At the regular Sunday Mass a week later, Padre Jaime also did not mention resurrection. He was certainly passionate enough. “If you hate, you do not believe in Christ! If you kill, you do not believe in Christ! If you lie or gossip, you do not believe in Christ!” But he seemed to blame us for the violence, with the whole family sitting right in front of him. “You let me know if you’re going to keep this up, because if you are, I won’t be your pastor any more!”

I don’t know. In such emptiness, I suppose I would opt for the “Comfort ye my people” approach, the way Handel’s “Messiah” starts. I felt like saying, and I did say later at the novenario, if Padre Jaime doubts our faith, let him come to the novenario! 

It really was something, the novena of mourning. Usually, after the initial wake, I get most of my chairs back. This was the first novenario I’ve seen where they kept adding chairs and benches and church pews every day.

The whole nine days were a witness to our faith, Catholics and evangelicals alike. The family, though much consoled, were exhausted. Every day they prepared refreshments for us, and on the last day, platefuls of tasty food.

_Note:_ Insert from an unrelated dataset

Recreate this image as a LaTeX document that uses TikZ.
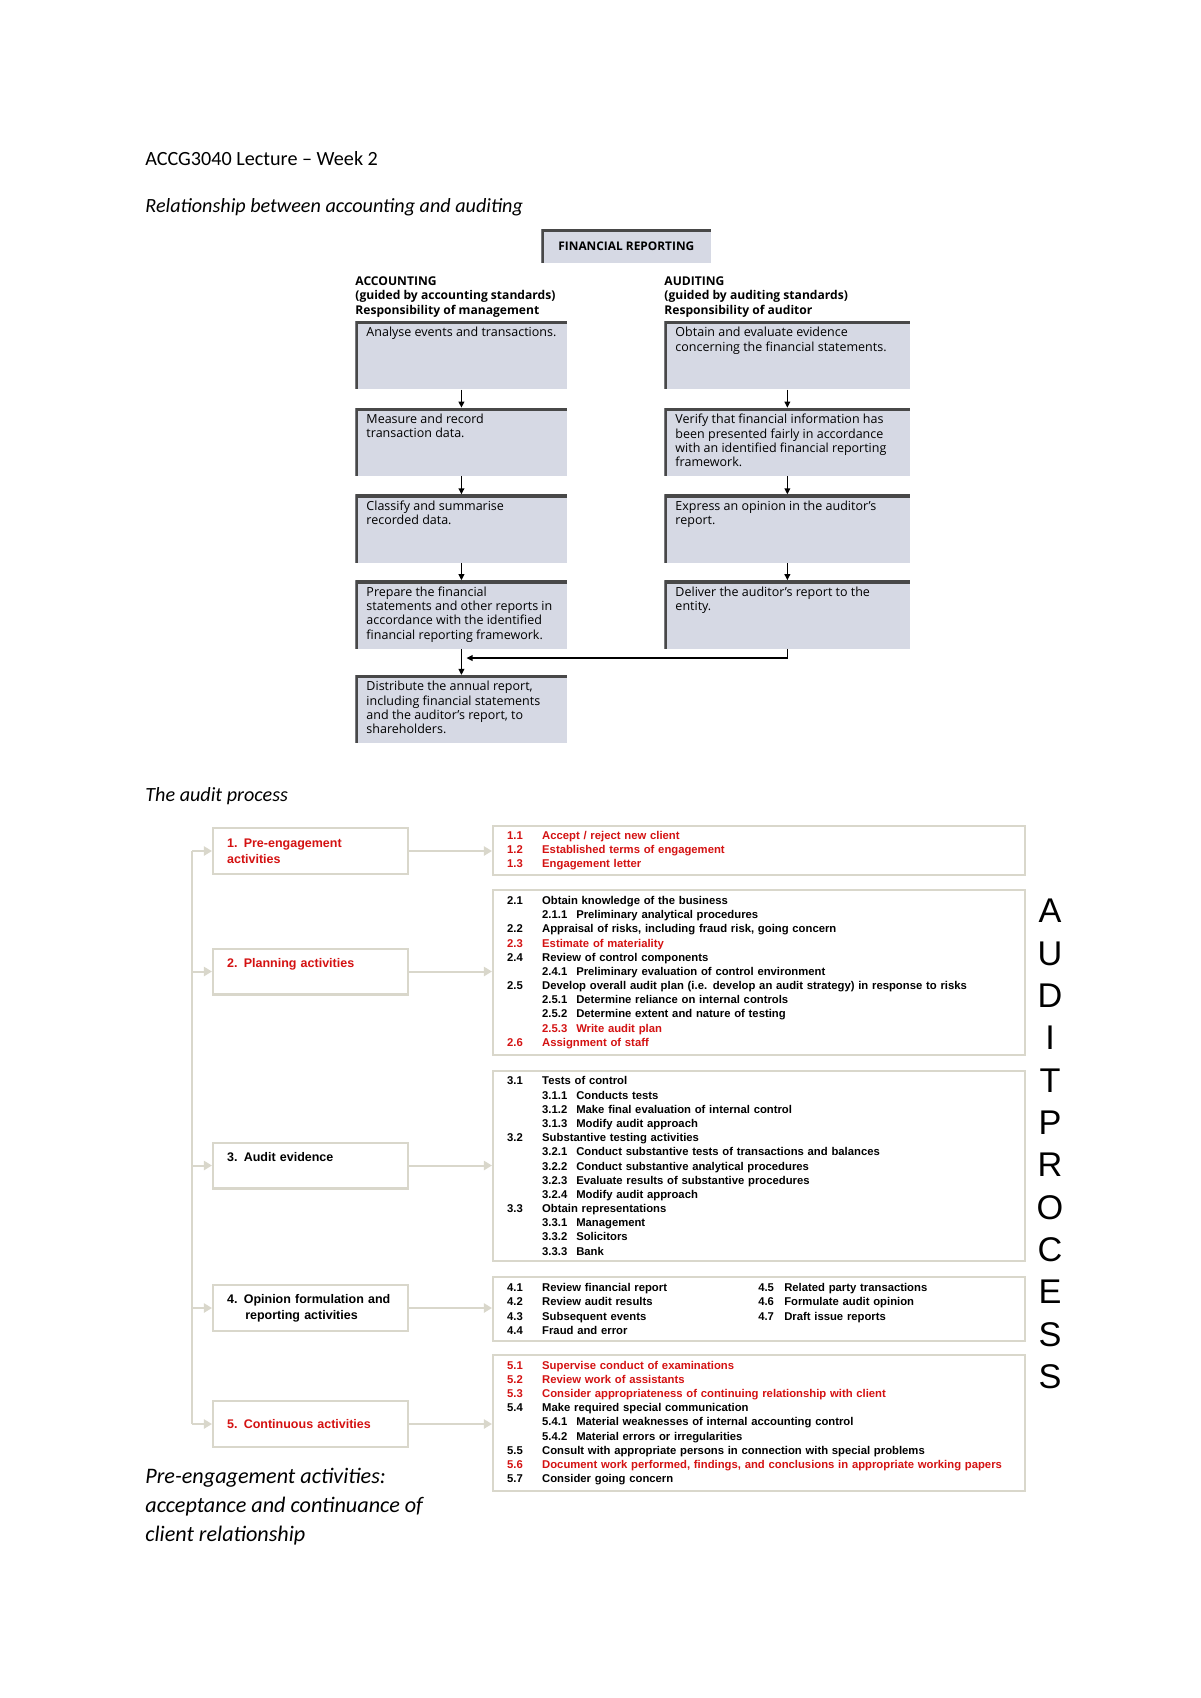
\documentclass[tikz,border=0pt]{standalone}
\usepackage{fontspec}
\setmainfont{Carlito}
\newfontfamily\frfont{Open Sans}
\newfontfamily\arialfont{Liberation Sans}
\usetikzlibrary{positioning,arrows.meta}
\setlength\parindent{0pt}

\definecolor{boxfill}{RGB}{214,217,228}
\definecolor{boxedge}{RGB}{72,72,72}
\definecolor{procline}{RGB}{217,215,203}
\definecolor{procred}{RGB}{212,18,18}

\newcommand{\steptext}[2][94.2pt]{\parbox[t][27.7pt][t]{#1}{\raggedright #2}}
\newcommand{\li}[3][black]{{\color{#1}\makebox[17.4pt][l]{#2}\mbox{#3}\par}}
\newcommand{\lii}[3][black]{{\color{#1}\hspace*{17.4pt}\makebox[16.9pt][l]{#2}\mbox{#3}\par}}

\begin{document}
\begin{tikzpicture}[x=0.4961pt, y=-0.4961pt,
    stepbox/.style={anchor=north west, fill=boxfill, inner xsep=5.5pt, inner ysep=3pt,
        minimum width=105.2pt, minimum height=33.7pt,
        font=\frfont\fontsize{6.2}{7.1}\selectfont,
        path picture={\draw[boxedge, line width=3pt]
            (path picture bounding box.south west) -- (path picture bounding box.north west)
            -- (path picture bounding box.north east);}},
    widebox/.style={stepbox, minimum width=122pt},
    hdr/.style={anchor=north west, inner sep=0, align=left,
        font=\frfont\bfseries\fontsize{6}{7.2}\selectfont},
    flowarrow/.style={draw=black, line width=0.75pt, -{Triangle[length=3pt,width=2.8pt]}},
    phase/.style={anchor=west, draw=procline, line width=1pt, fill=white,
        minimum width=96.7pt, minimum height=22.8pt, text width=82.7pt, inner xsep=7pt,
        align=left, font=\arialfont\bfseries\fontsize{6.2}{8}\selectfont},
    tasks/.style={anchor=west, draw=procline, line width=1pt, fill=white,
        minimum width=263.9pt, text width=249.9pt, inner xsep=7pt, inner ysep=1pt,
        align=left, font=\arialfont\bfseries\fontsize{5.6}{7.04}\selectfont},
    procarrow/.style={draw=procline, line width=1pt, -{Triangle[length=4pt,width=4.5pt]}}]
    \useasboundingbox (0,0) rectangle (1200,1698);

    % Page headings
    \node[anchor=base west, inner sep=0] (title) at (145,165) {ACCG3040 Lecture – Week 2};
    \node[anchor=base west, inner sep=0, font=\itshape] (rel) at (145,212) {Relationship between accounting and auditing};

    % Financial reporting chart
    \node[stepbox, minimum width=84.3pt, minimum height=16.9pt,
        font=\frfont\bfseries\fontsize{5.9}{7}\selectfont] (fin) at (541,229) {FINANCIAL REPORTING};
    \node[hdr] (acchead) at (355,276) {ACCOUNTING\\(guided by accounting standards)\\Responsibility of management};
    \node[hdr] (audhead) at (664,276) {AUDITING\\(guided by auditing standards)\\Responsibility of auditor};

    \node[stepbox] (a1) at (355,321) {\steptext{Analyse events and transactions.}};
    \node[stepbox, below=8.9pt of a1] (a2) {\steptext{Measure and record\\transaction data.}};
    \node[stepbox, below=8.9pt of a2] (a3) {\steptext{Classify and summarise\\recorded data.}};
    \node[stepbox, below=8.5pt of a3] (a4) {\steptext{Prepare the financial\\statements and other reports in\\accordance with the identified\\financial reporting framework.}};
    \node[stepbox, below=12.9pt of a4] (a5) {\steptext{Distribute the annual report,\\including financial statements\\and the auditor’s report, to\\shareholders.}};

    \node[widebox] (b1) at (664,321) {\steptext[111pt]{Obtain and evaluate evidence\\concerning the financial statements.}};
    \node[widebox, below=8.9pt of b1] (b2) {\steptext[111pt]{Verify that financial information has\\been presented fairly in accordance\\with an identified financial reporting\\framework.}};
    \node[widebox, below=8.9pt of b2] (b3) {\steptext[111pt]{Express an opinion in the auditor’s\\report.}};
    \node[widebox, below=8.5pt of b3] (b4) {\steptext[111pt]{Deliver the auditor’s report to the\\entity.}};

    \draw[flowarrow] (a1) -- (a2);
    \draw[flowarrow] (a2) -- (a3);
    \draw[flowarrow] (a3) -- (a4);
    \draw[flowarrow] (a4) -- (a5);
    \draw[flowarrow] (b1) -- (b2);
    \draw[flowarrow] (b2) -- (b3);
    \draw[flowarrow] (b3) -- (b4);
    \coordinate[below right=4.5pt and 2.5pt of a4.south] (merge);
    \draw[flowarrow] (b4) |- (merge);

    % Audit process
    \node[anchor=base west, inner sep=0, font=\itshape] (proc) at (145,801) {The audit process};

    \node[phase] (l1) at (212,851) {\color{procred}1. Pre-engagement\\activities};
    \node[phase] (l2) at (212,971.5) {\color{procred}2. Planning activities\\\mbox{}};
    \node[phase] (l3) at (212,1165.5) {3. Audit evidence\\\mbox{}};
    \node[phase] (l4) at (212,1308) {4. Opinion formulation and\\\hspace*{9pt}reporting activities};
    \node[phase] (l5) at (212,1424) {\color{procred}5. Continuous activities};

    \node[tasks, minimum height=24.3pt] (r1) at (492,850.5) {%
        \li[procred]{1.1}{Accept / reject new client}
        \li[procred]{1.2}{Established terms of engagement}
        \li[procred]{1.3}{Engagement letter}};
    \node[tasks, minimum height=81.9pt] (r2) at (492,972.5) {%
        \li{2.1}{Obtain knowledge of the business}
        \lii{2.1.1}{Preliminary analytical procedures}
        \li{2.2}{Appraisal of risks, including fraud risk, going concern}
        \li[procred]{2.3}{Estimate of materiality}
        \li{2.4}{Review of control components}
        \lii{2.4.1}{Preliminary evaluation of control environment}
        \li{2.5}{Develop overall audit plan (i.e. develop an audit strategy) in response to risks}
        \lii{2.5.1}{Determine reliance on internal controls}
        \lii{2.5.2}{Determine extent and nature of testing}
        \lii[procred]{2.5.3}{Write audit plan}
        \li[procred]{2.6}{Assignment of staff}};
    \node[tasks, minimum height=94.3pt] (r3) at (492,1166) {%
        \li{3.1}{Tests of control}
        \lii{3.1.1}{Conducts tests}
        \lii{3.1.2}{Make final evaluation of internal control}
        \lii{3.1.3}{Modify audit approach}
        \li{3.2}{Substantive testing activities}
        \lii{3.2.1}{Conduct substantive tests of transactions and balances}
        \lii{3.2.2}{Conduct substantive analytical procedures}
        \lii{3.2.3}{Evaluate results of substantive procedures}
        \lii{3.2.4}{Modify audit approach}
        \li{3.3}{Obtain representations}
        \lii{3.3.1}{Management}
        \lii{3.3.2}{Solicitors}
        \lii{3.3.3}{Bank}};
    \node[tasks, minimum height=31.8pt] (r4) at (492,1309) {%
        \li{4.1}{\makebox[107.2pt][l]{Review financial report}\makebox[12.9pt][l]{4.5}Related party transactions}
        \li{4.2}{\makebox[107.2pt][l]{Review audit results}\makebox[12.9pt][l]{4.6}Formulate audit opinion}
        \li{4.3}{\makebox[107.2pt][l]{Subsequent events}\makebox[12.9pt][l]{4.7}Draft issue reports}
        \li{4.4}{Fraud and error}};
    \node[tasks, minimum height=67.5pt] (r5) at (492,1423) {%
        \li[procred]{5.1}{Supervise conduct of examinations}
        \li[procred]{5.2}{Review work of assistants}
        \li[procred]{5.3}{Consider appropriateness of continuing relationship with client}
        \li{5.4}{Make required special communication}
        \lii{5.4.1}{Material weaknesses of internal accounting control}
        \lii{5.4.2}{Material errors or irregularities}
        \li{5.5}{Consult with appropriate persons in connection with special problems}
        \li[procred]{5.6}{Document work performed, findings, and conclusions in appropriate working papers}
        \li{5.7}{Consider going concern}};

    % Spine and links
    \draw[procline, line width=1pt] ([xshift=-9.9pt]l1.west) -- ([xshift=-9.9pt]l5.west);
    \foreach \n in {1,...,5} {
        \draw[procarrow] ([xshift=-9.9pt]l\n.west) -- (l\n.west);
        \draw[procarrow] (l\n.east) -- (l\n.east -| r\n.west);
    }

    \node[inner sep=0, align=center, font=\arialfont\fontsize{17}{21}\selectfont] (vert) at (1050,1144)
        {A\\U\\D\\I\\T\\P\\R\\O\\C\\E\\S\\S};

    \node[anchor=north west, inner sep=0, align=left, font=\itshape\fontsize{11}{14.4}\selectfont] (note) at (145,1468)
        {Pre-engagement activities:\\acceptance and continuance of\\client relationship};
\end{tikzpicture}
\end{document}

Padre Manuel offered a final Mass at the house for the occasion. Still no resurrection; in fact, you could tell that the depth of the tragedy was getting to him, too. I wanted to tell him about the resurrection! But I felt more like crying than ever

As a gentle rain fell and we huddled for shelter, Manuel said, “These are God’s tears,” a metaphor he denied when it rained at the first Mass (“This rain means life!”). The beautiful thing was that the rain kept us all together even after the Mass ended, just talking and thinking and finishing the leftovers, as if no one ever wanted to leave, till even the family stopped “waiting” on us and just sat down, really for the first time in nine days. It was a liturgy all its own.

The next morning, another lovely custom: coronation, that is, decorating or “crowning” the grave with all the flowers, remembrances, and settings that have accumulated during the novenario.

The tomb was stunning. Perhaps befitting a man in the construction business, it is a work of art, a spacious bed of concrete overlaid with emerald-green ceramic tiles, and three metal plaques, each etched with photo, dates, and biblical citation.

Ana, Chimon and Santos’ very capable daughter, had asked me, “You know, we’re pretty ignorant about the Bible, could you suggest some quotations?” Well, I had to answer that! “Any family that has as much love as this one does, and shares it so freely, is NOT ignorant about the Bible! I can suggest some words, but YOU are living the message!” 

You almost hope that, if you really dwell on this death, these deaths, somehow it will stem the tide and hold off another onslaught. But even our catastrophe was just a drop in the bucket of a country swimming in massacres. A few days before, a young policeman, his wife, and baby were killed in a town some miles away. A few days after, in another town, four killed and 10 wounded at a church service!

Escaping the violence has become the number one reason -- not economics -- Hondurans give for braving the gangs and deserts along the border to get into the United States, 100,000 a year. 

So that’s why I cringed at the thought of Chemo joining the soccer players for a game in San Pedro Sula between Las Vegans from here and Las Vegans working or studying in San Pedro. “If you go, Chemo, I’m going with you.”

Chemo at soccer
Credit Michael Dulick | St. Louis Beacon | 2013
Chemo at soccer

Actually, the expense was the really scary thing about the trip. Can I just interrupt myself to put my cards on the table? I just got socked with a $400 light bill (it’s usually no more than $50) and I can’t pay it. It’s cut the legs out from under me, as far as helping anyone, which means I’ve lost my reason for being here.

And that’s just the tip of iceberg. Whenever possible, I use a credit card, so I’ll “never” have to pay. So I’ve done a pretty good job of robbing myself! It’s a problem of my own making, obviously, since I give everything away, a habit I learned from some very excellent people, including my sister Nancy and the new Pope, following Francis of Assisi’s example, which is not helping my situation!

Anyway, victim of a misguided austerity, I refused to buy Chemo soccer shoes, called “tacos.” So righteous I am. But once the game started, and I saw him on the sidelines, I said, “Let’s get you some shoes!”

A few short blocks put us in front of Oliver’s Shoe Store, and 20 minutes later we were back at the stadium.

Chemo played the whole second half, and he was so thrilled just to get into the game, but of course he had to keep his game face on, you know, lest someone think this was just child’s play. Meanwhile, I snapped enough pictures to fill a book.

When our bus spent the whole next day in the shop, Chemo and I finally opted for a bus to Morazan, to visit Fermin and Maria and family. There we spent the rest of the week, and we loved it! But I did not have my computer, so that’s why this CASA is delayed. It’s OK, because, except for the last couple paragraphs, I didn’t want to write it anyway. You may feel the same way about reading it.

Miguel Dulick has lived in Las Vegas, Honduras, since 2003. There he has no projects, no plans, no investments -- only to share the life of the poor. For years he has been sending reports back to friends and family in his native St. Louis. In sharing these reports, we offer a glimpse of how life is so different, yet so much the same, in different places.